> Goal: Copy exactly, leaving out every image, the lines from the one with "Reproduce this chart" through the one with "2.5, 3, 3.5, 4];", inclusive.

> Records shown:
★ ★ ★ ★ ★ ★ ★

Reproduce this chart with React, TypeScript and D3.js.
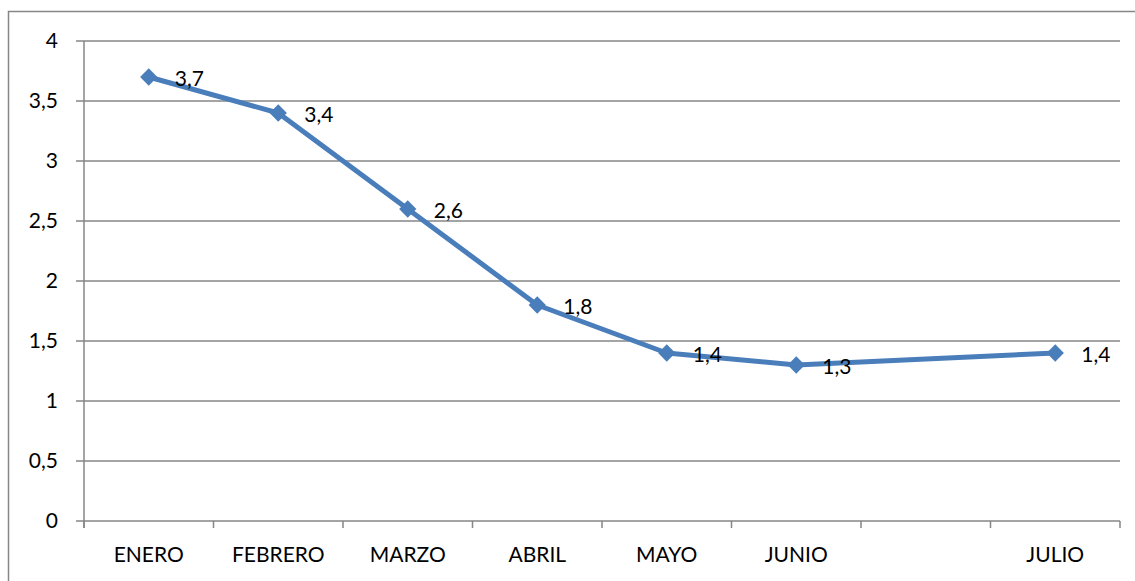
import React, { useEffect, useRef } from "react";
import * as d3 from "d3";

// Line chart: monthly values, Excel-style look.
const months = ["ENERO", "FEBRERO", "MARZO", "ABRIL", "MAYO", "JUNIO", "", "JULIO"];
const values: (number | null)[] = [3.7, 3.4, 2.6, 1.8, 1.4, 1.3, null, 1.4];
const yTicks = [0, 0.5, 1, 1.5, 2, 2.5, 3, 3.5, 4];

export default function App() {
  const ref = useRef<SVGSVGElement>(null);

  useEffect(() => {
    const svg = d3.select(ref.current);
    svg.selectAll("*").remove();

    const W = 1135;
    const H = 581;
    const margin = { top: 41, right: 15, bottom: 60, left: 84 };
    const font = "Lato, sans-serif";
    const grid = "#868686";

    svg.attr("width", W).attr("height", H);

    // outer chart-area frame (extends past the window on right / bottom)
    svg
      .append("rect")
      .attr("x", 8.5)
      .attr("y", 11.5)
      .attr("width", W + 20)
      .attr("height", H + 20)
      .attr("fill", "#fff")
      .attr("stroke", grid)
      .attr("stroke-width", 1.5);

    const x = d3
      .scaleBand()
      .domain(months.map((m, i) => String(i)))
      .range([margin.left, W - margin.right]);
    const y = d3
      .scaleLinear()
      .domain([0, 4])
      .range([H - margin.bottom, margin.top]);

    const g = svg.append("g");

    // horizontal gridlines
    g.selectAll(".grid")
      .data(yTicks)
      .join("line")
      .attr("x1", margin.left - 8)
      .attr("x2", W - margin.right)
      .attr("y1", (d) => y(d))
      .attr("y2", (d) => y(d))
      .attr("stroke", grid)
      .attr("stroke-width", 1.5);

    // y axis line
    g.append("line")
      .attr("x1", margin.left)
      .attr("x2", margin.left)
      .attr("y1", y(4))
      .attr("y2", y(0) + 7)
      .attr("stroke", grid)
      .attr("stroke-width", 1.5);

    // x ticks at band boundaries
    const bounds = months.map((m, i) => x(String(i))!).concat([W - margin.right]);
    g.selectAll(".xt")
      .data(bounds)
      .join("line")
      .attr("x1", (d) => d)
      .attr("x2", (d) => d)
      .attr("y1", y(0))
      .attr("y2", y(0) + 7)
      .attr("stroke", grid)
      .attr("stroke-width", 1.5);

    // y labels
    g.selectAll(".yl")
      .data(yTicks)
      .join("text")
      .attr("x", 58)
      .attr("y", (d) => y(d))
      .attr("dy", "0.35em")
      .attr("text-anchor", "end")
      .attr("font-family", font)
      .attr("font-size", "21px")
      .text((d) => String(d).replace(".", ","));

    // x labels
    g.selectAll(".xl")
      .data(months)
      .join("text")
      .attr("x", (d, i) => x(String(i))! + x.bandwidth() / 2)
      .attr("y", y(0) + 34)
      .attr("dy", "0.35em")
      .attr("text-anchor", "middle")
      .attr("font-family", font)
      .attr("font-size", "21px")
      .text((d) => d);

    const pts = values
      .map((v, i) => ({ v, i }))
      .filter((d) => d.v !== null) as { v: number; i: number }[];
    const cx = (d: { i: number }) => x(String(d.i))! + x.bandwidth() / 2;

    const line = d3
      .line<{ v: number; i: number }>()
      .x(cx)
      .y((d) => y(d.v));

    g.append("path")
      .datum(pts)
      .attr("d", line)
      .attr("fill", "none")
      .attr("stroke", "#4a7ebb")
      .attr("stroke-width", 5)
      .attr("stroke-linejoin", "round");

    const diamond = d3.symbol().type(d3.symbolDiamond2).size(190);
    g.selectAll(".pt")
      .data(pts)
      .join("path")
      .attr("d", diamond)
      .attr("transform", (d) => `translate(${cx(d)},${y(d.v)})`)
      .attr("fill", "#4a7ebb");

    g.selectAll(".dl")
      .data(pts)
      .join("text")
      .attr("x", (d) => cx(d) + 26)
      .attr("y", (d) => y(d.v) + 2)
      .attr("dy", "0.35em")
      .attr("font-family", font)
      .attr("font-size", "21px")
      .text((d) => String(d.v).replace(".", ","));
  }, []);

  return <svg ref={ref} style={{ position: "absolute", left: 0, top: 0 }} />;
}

★ ★ ★ ★ ★ ★ ★

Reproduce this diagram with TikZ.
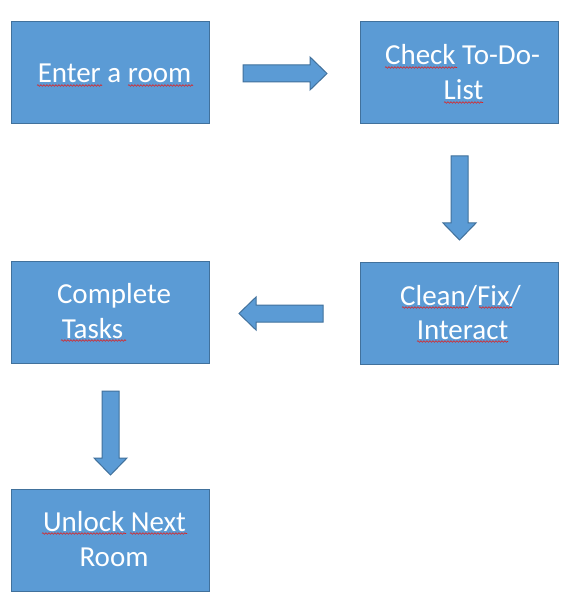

★ ★ ★ ★ ★ ★ ★

> Task output:
Reproduce this chart with React, TypeScript and D3.js.
import React, { useEffect, useRef } from "react";
import * as d3 from "d3";

// Line chart: monthly values, Excel-style look.
const months = ["ENERO", "FEBRERO", "MARZO", "ABRIL", "MAYO", "JUNIO", "", "JULIO"];
const values: (number | null)[] = [3.7, 3.4, 2.6, 1.8, 1.4, 1.3, null, 1.4];
const yTicks = [0, 0.5, 1, 1.5, 2, 2.5, 3, 3.5, 4];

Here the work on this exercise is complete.